# Brief
Every entry that follows should be repeated exactly; drop the images.

# Provided records
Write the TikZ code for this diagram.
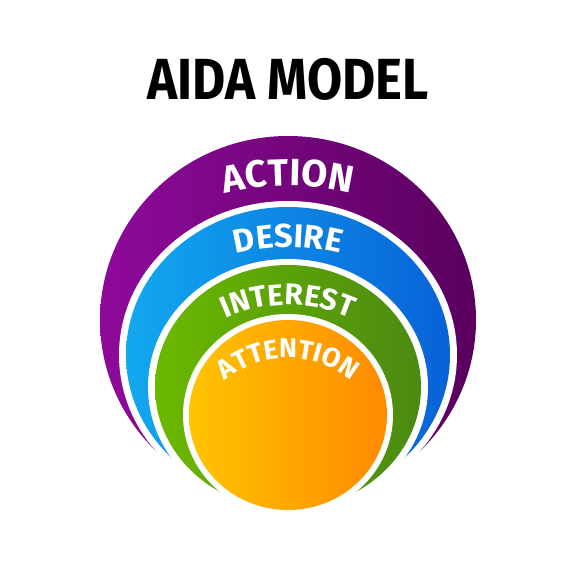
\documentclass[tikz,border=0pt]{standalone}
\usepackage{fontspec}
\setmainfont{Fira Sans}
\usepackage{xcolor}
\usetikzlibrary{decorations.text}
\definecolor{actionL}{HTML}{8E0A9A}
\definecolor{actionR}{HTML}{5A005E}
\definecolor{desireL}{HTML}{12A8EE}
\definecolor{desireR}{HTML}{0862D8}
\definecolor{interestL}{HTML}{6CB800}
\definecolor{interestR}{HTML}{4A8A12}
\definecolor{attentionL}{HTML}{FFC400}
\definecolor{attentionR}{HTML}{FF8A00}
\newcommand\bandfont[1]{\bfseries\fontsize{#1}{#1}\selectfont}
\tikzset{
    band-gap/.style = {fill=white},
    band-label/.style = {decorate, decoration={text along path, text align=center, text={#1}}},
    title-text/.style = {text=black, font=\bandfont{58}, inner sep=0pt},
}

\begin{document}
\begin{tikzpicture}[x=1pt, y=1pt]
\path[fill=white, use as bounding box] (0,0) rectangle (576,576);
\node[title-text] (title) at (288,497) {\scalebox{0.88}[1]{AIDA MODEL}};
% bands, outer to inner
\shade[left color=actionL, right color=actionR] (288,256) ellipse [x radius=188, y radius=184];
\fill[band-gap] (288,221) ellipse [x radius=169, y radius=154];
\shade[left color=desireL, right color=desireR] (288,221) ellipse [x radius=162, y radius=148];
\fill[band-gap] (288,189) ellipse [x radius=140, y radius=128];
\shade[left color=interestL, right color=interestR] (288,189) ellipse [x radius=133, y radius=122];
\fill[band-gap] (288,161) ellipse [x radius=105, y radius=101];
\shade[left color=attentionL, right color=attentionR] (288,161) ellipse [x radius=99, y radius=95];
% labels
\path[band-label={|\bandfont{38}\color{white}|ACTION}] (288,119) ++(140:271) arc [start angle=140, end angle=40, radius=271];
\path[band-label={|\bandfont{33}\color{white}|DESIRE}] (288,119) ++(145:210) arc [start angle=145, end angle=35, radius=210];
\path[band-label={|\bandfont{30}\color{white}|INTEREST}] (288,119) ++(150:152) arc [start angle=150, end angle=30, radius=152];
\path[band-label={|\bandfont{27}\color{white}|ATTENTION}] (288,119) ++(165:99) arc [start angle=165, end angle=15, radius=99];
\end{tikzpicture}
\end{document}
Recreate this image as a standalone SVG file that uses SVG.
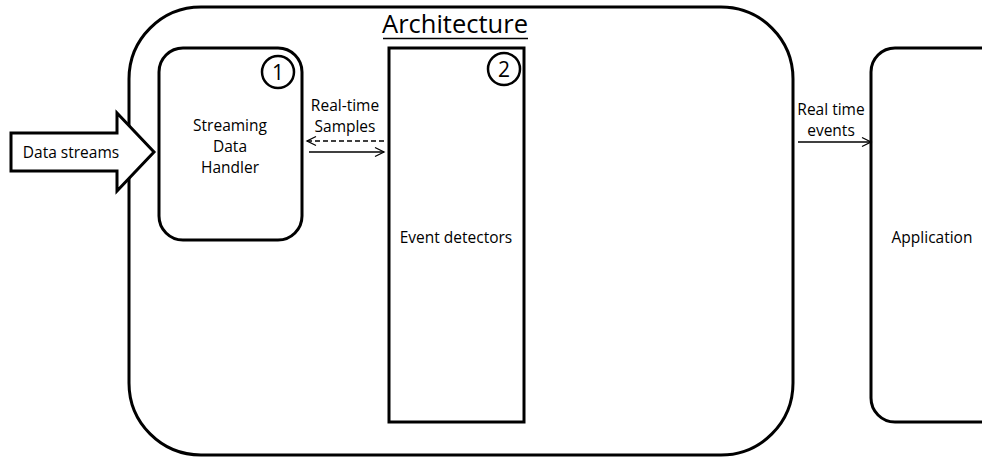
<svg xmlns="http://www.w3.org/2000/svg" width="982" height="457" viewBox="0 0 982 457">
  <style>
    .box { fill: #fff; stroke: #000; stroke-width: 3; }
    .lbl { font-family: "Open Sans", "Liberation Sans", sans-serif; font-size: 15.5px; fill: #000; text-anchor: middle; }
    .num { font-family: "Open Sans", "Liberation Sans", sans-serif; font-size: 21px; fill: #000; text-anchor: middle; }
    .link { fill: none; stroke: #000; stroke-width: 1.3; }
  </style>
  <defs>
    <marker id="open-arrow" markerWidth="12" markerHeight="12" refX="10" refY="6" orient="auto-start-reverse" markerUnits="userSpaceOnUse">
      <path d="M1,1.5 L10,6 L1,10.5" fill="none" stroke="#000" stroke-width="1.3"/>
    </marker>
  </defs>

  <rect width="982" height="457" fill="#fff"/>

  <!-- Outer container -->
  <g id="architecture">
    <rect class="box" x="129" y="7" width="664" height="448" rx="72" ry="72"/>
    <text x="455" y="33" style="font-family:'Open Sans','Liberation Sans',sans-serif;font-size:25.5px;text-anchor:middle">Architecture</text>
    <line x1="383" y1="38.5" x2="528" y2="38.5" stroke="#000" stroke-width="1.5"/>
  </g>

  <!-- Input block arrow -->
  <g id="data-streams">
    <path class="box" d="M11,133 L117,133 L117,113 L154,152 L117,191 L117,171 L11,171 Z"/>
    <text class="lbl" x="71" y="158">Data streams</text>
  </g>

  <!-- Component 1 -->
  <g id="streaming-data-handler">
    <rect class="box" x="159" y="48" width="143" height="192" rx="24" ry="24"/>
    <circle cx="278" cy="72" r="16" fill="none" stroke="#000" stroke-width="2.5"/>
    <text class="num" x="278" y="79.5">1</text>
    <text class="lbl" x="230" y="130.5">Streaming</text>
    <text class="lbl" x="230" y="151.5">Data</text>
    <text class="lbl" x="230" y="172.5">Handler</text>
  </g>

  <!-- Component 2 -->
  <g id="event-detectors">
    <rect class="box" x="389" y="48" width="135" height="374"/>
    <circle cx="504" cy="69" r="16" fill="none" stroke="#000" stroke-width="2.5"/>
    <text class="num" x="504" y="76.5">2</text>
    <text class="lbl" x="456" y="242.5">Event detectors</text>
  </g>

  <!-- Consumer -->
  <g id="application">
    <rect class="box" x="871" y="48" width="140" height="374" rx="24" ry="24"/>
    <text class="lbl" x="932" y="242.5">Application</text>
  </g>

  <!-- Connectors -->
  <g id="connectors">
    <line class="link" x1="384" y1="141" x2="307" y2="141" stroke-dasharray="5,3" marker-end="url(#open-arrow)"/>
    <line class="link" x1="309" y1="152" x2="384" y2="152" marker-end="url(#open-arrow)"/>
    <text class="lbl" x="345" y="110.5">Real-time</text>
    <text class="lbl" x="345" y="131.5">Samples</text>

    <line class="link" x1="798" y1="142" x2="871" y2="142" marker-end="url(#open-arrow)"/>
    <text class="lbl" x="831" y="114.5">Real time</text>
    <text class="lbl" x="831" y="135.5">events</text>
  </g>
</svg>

# Response for this exercise
Write the TikZ code for this diagram.
\documentclass[tikz,border=0pt]{standalone}
\usepackage{fontspec}
\setmainfont{Fira Sans}
\usepackage{xcolor}
\usetikzlibrary{decorations.text}
\definecolor{actionL}{HTML}{8E0A9A}
\definecolor{actionR}{HTML}{5A005E}
\definecolor{desireL}{HTML}{12A8EE}
\definecolor{desireR}{HTML}{0862D8}
\definecolor{interestL}{HTML}{6CB800}
\definecolor{interestR}{HTML}{4A8A12}
\definecolor{attentionL}{HTML}{FFC400}
\definecolor{attentionR}{HTML}{FF8A00}
\newcommand\bandfont[1]{\bfseries\fontsize{#1}{#1}\selectfont}
\tikzset{
    band-gap/.style = {fill=white},
    band-label/.style = {decorate, decoration={text along path, text align=center, text={#1}}},
    title-text/.style = {text=black, font=\bandfont{58}, inner sep=0pt},
}

\begin{document}
\begin{tikzpicture}[x=1pt, y=1pt]
\path[fill=white, use as bounding box] (0,0) rectangle (576,576);
\node[title-text] (title) at (288,497) {\scalebox{0.88}[1]{AIDA MODEL}};
% bands, outer to inner
\shade[left color=actionL, right color=actionR] (288,256) ellipse [x radius=188, y radius=184];
\fill[band-gap] (288,221) ellipse [x radius=169, y radius=154];
\shade[left color=desireL, right color=desireR] (288,221) ellipse [x radius=162, y radius=148];
\fill[band-gap] (288,189) ellipse [x radius=140, y radius=128];
\shade[left color=interestL, right color=interestR] (288,189) ellipse [x radius=133, y radius=122];
\fill[band-gap] (288,161) ellipse [x radius=105, y radius=101];
\shade[left color=attentionL, right color=attentionR] (288,161) ellipse [x radius=99, y radius=95];
% labels
\path[band-label={|\bandfont{38}\color{white}|ACTION}] (288,119) ++(140:271) arc [start angle=140, end angle=40, radius=271];
\path[band-label={|\bandfont{33}\color{white}|DESIRE}] (288,119) ++(145:210) arc [start angle=145, end angle=35, radius=210];
\path[band-label={|\bandfont{30}\color{white}|INTEREST}] (288,119) ++(150:152) arc [start angle=150, end angle=30, radius=152];
\path[band-label={|\bandfont{27}\color{white}|ATTENTION}] (288,119) ++(165:99) arc [start angle=165, end angle=15, radius=99];
\end{tikzpicture}
\end{document}
Recreate this image as a standalone SVG file that uses SVG.
<svg xmlns="http://www.w3.org/2000/svg" width="982" height="457" viewBox="0 0 982 457">
  <style>
    .box { fill: #fff; stroke: #000; stroke-width: 3; }
    .lbl { font-family: "Open Sans", "Liberation Sans", sans-serif; font-size: 15.5px; fill: #000; text-anchor: middle; }
    .num { font-family: "Open Sans", "Liberation Sans", sans-serif; font-size: 21px; fill: #000; text-anchor: middle; }
    .link { fill: none; stroke: #000; stroke-width: 1.3; }
  </style>
  <defs>
    <marker id="open-arrow" markerWidth="12" markerHeight="12" refX="10" refY="6" orient="auto-start-reverse" markerUnits="userSpaceOnUse">
      <path d="M1,1.5 L10,6 L1,10.5" fill="none" stroke="#000" stroke-width="1.3"/>
    </marker>
  </defs>

  <rect width="982" height="457" fill="#fff"/>

  <!-- Outer container -->
  <g id="architecture">
    <rect class="box" x="129" y="7" width="664" height="448" rx="72" ry="72"/>
    <text x="455" y="33" style="font-family:'Open Sans','Liberation Sans',sans-serif;font-size:25.5px;text-anchor:middle">Architecture</text>
    <line x1="383" y1="38.5" x2="528" y2="38.5" stroke="#000" stroke-width="1.5"/>
  </g>

  <!-- Input block arrow -->
  <g id="data-streams">
    <path class="box" d="M11,133 L117,133 L117,113 L154,152 L117,191 L117,171 L11,171 Z"/>
    <text class="lbl" x="71" y="158">Data streams</text>
  </g>

  <!-- Component 1 -->
  <g id="streaming-data-handler">
    <rect class="box" x="159" y="48" width="143" height="192" rx="24" ry="24"/>
    <circle cx="278" cy="72" r="16" fill="none" stroke="#000" stroke-width="2.5"/>
    <text class="num" x="278" y="79.5">1</text>
    <text class="lbl" x="230" y="130.5">Streaming</text>
    <text class="lbl" x="230" y="151.5">Data</text>
    <text class="lbl" x="230" y="172.5">Handler</text>
  </g>

  <!-- Component 2 -->
  <g id="event-detectors">
    <rect class="box" x="389" y="48" width="135" height="374"/>
    <circle cx="504" cy="69" r="16" fill="none" stroke="#000" stroke-width="2.5"/>
    <text class="num" x="504" y="76.5">2</text>
    <text class="lbl" x="456" y="242.5">Event detectors</text>
  </g>

  <!-- Consumer -->
  <g id="application">
    <rect class="box" x="871" y="48" width="140" height="374" rx="24" ry="24"/>
    <text class="lbl" x="932" y="242.5">Application</text>
  </g>

  <!-- Connectors -->
  <g id="connectors">
    <line class="link" x1="384" y1="141" x2="307" y2="141" stroke-dasharray="5,3" marker-end="url(#open-arrow)"/>
    <line class="link" x1="309" y1="152" x2="384" y2="152" marker-end="url(#open-arrow)"/>
    <text class="lbl" x="345" y="110.5">Real-time</text>
    <text class="lbl" x="345" y="131.5">Samples</text>

    <line class="link" x1="798" y1="142" x2="871" y2="142" marker-end="url(#open-arrow)"/>
    <text class="lbl" x="831" y="114.5">Real time</text>
    <text class="lbl" x="831" y="135.5">events</text>
  </g>
</svg>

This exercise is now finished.